これで安全保障関連法案の違憲の疑いは晴れた――。安倍政権がそう考えているとしたら、間違いだ。

 衆院の特別委員会はきのう、憲法や安全保障の5人の専門家から法案への意見を聞いた。

 安倍首相の私的諮問機関・安保法制懇のメンバーだった西修・駒沢大名誉教授は「限定的な行使容認であり、明白に憲法の許容範囲内だ」と述べた。

 西氏の主張は、日本は集団的自衛権を認めた国連憲章を受け入れており、憲法も明確に否定してはいないというものだ。

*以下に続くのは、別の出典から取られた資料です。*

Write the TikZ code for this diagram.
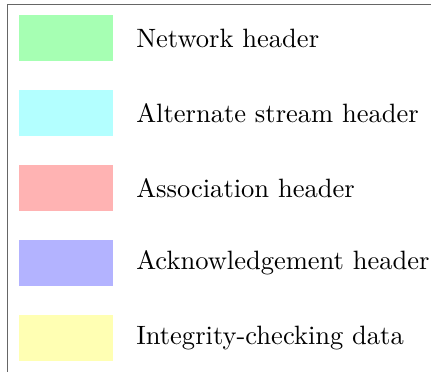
\documentclass[tikz,border=0pt]{standalone}
\usepackage{tikz}
\usetikzlibrary{positioning}
\definecolor{nethdr}{RGB}{166,255,179}
\definecolor{althdr}{RGB}{179,255,255}
\definecolor{asshdr}{RGB}{255,179,179}
\definecolor{ackhdr}{RGB}{179,179,255}
\definecolor{chkdata}{RGB}{255,255,179}

\begin{document}
\begin{tikzpicture}[x=0.377pt, y=0.377pt,
  swatch/.style={minimum width=35.4pt, minimum height=17.3pt, inner sep=0pt},
  entry/.style={inner sep=0pt, right=8.4pt of #1}]
\clip (0,0) rectangle (431,-372);
% frame of the key
\draw[gray!80!black, line width=0.7pt] (7.5,-400) |- (460,-4.5);
% colour swatches and their labels
\foreach \name/\col/\txt [count=\i] in {net/nethdr/Network header,
    alt/althdr/Alternate stream header,
    assoc/asshdr/Association header,
    ack/ackhdr/Acknowledgement header,
    chk/chkdata/Integrity-checking data}{
  \node[swatch, fill=\col] (\name) at (66,{-38-75*(\i-1)}) {};
  \node[entry=\name] (\name-txt) {\txt};
}
\end{tikzpicture}
\end{document}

 ただ、歴代の自民党内閣は一貫して「憲法上、集団的自衛権の行使は認められない」との解釈をとり、西氏ら一部の憲法学者の主張を否定してきた。

 先の衆院憲法審査会でも、長谷部恭男・早大教授ら3人の憲法学者がそろって、すでに確立している政府の憲法解釈を時の内閣が一方的に変更してしまうことのおかしさを指摘した。

 自民党にすれば、法制懇にいた西氏によって長谷部氏らの違憲論による衝撃を打ち消したかったのだろう。しかし、その後の党内の動揺を見せつけられた後では、説得力は乏しい。

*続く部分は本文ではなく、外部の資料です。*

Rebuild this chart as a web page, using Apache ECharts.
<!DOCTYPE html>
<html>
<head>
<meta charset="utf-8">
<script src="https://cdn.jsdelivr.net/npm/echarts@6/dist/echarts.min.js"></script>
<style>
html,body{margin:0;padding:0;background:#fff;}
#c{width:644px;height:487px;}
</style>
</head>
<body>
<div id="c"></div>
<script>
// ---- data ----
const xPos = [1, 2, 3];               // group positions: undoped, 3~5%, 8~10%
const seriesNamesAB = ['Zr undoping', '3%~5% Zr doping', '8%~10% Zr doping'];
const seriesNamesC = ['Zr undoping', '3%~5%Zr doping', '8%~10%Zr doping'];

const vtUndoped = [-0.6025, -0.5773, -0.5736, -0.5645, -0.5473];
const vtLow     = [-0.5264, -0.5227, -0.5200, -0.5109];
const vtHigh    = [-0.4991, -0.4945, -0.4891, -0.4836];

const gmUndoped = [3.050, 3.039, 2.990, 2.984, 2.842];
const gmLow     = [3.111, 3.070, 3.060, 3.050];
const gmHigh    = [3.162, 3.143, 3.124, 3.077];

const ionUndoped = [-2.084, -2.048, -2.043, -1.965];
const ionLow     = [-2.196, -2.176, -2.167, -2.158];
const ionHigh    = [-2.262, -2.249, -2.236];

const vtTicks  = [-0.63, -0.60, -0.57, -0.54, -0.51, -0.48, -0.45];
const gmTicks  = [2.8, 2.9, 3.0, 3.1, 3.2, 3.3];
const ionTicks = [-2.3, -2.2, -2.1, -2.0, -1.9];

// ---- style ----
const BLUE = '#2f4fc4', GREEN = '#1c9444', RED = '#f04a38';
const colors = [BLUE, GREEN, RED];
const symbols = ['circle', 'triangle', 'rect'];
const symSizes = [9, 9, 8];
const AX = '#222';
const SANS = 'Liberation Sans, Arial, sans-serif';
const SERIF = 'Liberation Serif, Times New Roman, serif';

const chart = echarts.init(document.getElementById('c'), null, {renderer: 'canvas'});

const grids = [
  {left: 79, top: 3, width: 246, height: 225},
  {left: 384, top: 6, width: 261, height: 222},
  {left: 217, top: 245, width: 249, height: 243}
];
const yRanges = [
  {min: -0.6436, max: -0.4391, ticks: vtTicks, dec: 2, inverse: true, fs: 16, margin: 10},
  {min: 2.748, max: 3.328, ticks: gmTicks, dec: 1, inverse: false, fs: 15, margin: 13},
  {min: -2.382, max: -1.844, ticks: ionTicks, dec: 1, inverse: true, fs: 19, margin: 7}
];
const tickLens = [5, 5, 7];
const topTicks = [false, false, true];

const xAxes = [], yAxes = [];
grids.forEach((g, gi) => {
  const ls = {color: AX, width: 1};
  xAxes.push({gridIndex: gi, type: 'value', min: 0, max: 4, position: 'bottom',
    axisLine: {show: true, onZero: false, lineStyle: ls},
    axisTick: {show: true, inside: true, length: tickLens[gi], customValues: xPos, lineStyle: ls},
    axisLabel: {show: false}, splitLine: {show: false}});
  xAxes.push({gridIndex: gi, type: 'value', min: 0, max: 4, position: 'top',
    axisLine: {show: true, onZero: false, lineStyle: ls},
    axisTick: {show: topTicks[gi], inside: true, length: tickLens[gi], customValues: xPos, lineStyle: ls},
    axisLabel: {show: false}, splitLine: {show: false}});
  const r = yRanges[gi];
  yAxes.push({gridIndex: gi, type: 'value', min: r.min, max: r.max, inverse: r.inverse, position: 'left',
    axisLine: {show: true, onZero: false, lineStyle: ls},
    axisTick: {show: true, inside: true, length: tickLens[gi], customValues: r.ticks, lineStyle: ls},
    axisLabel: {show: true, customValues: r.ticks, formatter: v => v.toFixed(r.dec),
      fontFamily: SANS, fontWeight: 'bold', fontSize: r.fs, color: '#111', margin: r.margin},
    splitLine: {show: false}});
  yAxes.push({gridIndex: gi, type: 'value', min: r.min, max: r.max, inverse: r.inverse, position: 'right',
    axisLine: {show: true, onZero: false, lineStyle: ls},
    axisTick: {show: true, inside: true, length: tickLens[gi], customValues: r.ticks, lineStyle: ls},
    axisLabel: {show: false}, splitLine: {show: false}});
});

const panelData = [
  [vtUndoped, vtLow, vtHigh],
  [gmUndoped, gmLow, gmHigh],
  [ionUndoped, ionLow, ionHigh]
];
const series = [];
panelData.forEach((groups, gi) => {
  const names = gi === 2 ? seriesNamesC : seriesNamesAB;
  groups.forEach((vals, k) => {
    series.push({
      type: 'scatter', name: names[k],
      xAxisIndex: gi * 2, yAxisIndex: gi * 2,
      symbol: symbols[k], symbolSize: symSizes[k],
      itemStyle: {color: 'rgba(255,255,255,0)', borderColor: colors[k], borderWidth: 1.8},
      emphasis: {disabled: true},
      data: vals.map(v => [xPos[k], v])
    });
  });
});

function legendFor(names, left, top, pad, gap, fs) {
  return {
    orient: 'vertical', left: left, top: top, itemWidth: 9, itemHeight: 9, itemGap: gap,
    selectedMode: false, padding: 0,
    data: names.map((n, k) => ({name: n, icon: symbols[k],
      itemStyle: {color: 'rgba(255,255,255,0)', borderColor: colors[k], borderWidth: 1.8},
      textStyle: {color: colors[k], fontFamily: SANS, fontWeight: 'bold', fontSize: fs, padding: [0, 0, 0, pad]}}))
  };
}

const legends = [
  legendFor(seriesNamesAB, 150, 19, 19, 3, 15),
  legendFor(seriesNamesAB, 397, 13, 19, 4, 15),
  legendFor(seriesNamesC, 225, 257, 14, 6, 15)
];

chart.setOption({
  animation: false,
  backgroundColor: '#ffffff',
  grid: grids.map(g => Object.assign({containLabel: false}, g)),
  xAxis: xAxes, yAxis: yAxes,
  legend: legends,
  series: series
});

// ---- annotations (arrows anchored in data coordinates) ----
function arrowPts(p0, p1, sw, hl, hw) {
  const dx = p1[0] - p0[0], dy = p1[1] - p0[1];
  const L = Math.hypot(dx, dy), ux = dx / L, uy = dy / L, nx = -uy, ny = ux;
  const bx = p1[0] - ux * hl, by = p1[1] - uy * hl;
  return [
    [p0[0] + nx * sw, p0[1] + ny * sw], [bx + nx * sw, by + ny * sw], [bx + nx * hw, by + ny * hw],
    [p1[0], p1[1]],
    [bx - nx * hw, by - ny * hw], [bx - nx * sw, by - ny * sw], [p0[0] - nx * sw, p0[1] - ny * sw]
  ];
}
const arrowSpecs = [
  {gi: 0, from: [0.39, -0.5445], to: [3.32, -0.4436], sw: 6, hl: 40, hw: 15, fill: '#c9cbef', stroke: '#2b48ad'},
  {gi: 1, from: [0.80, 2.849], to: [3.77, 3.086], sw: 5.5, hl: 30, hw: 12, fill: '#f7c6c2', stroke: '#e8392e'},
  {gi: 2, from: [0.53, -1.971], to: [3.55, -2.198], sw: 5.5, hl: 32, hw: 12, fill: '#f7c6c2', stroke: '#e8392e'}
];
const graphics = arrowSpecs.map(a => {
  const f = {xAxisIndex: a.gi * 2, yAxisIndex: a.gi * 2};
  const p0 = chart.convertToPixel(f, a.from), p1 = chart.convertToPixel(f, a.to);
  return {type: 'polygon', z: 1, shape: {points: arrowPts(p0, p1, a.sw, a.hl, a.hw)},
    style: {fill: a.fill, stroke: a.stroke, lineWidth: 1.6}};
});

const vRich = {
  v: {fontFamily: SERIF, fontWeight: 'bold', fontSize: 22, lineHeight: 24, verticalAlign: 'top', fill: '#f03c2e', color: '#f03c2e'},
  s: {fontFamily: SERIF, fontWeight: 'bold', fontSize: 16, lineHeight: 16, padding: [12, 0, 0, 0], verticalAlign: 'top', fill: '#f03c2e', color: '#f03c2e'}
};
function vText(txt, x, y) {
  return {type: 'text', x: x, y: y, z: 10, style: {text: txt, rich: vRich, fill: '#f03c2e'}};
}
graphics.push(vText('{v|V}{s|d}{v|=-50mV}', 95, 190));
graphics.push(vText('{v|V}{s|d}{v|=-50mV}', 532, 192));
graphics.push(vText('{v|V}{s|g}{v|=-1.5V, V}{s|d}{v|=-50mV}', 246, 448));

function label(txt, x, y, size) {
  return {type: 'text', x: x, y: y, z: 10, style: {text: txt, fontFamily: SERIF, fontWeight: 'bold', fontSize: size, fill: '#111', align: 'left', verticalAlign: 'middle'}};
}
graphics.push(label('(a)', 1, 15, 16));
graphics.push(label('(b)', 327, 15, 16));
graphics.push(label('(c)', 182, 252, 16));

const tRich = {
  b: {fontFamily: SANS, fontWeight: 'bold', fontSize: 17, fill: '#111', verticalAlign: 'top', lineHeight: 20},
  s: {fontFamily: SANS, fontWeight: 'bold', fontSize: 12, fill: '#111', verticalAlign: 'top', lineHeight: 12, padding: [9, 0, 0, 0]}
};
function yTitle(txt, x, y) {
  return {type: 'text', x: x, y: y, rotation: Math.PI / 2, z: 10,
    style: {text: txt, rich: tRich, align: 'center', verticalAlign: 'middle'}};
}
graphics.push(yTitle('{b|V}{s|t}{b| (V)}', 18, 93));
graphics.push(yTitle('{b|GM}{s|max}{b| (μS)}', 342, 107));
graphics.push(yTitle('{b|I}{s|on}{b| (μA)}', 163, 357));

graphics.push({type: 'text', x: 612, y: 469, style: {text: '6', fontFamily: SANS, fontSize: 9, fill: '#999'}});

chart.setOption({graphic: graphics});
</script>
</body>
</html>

 きのうの特別委では、2人の元内閣法制局長官も、政府の解釈変更を批判した。

 阪田雅裕氏は「集団的自衛権の限定的な行使が、これまでの政府解釈と論理的に全く整合しないものではない」と一定の理解を示しつつ、ホルムズ海峡での機雷除去については「限定的でも何でもない」と指摘。「歯止めをなくして、日本が戦争をするかどうかを政府の裁量や判断に委ねていいと考えている国民は誰もいない」と語った。

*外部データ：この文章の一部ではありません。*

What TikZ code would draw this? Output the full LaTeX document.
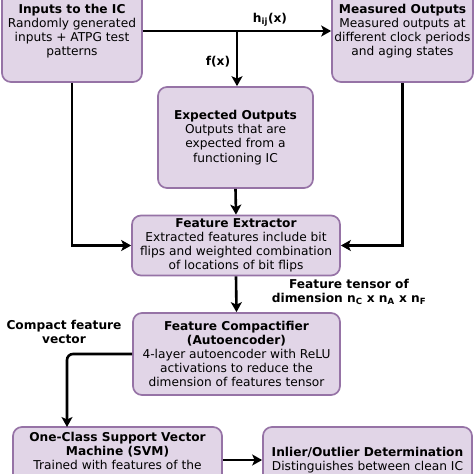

 宮崎礼壹氏も「確立した憲法解釈を政府自身が覆すのは、法的安定性を自ら破壊するものだ」と断じた。

 こうした指摘に対し、安倍首相はその後の参院決算委で「その時々の国際情勢への対応をどうすべきか。これを考え抜くことを放棄するのは、国民の命を守り抜くことを放棄するのに等しい」と反論した。

 だからといって、時の政府の裁量で憲法の歯止めを外していいことには決してならない。首相の言い分はあまりに乱暴だ。

 政権は、国会会期を9月27日まで延長することを決めた。通常国会の延長幅としては、戦後最長となる。異例の大幅延長は、法案が合憲だと国民を説得することに自信を持てないことの裏返しではないか。

 時間をかけた議論はいいとしても、それで違憲を合憲にひっくり返すことはできない。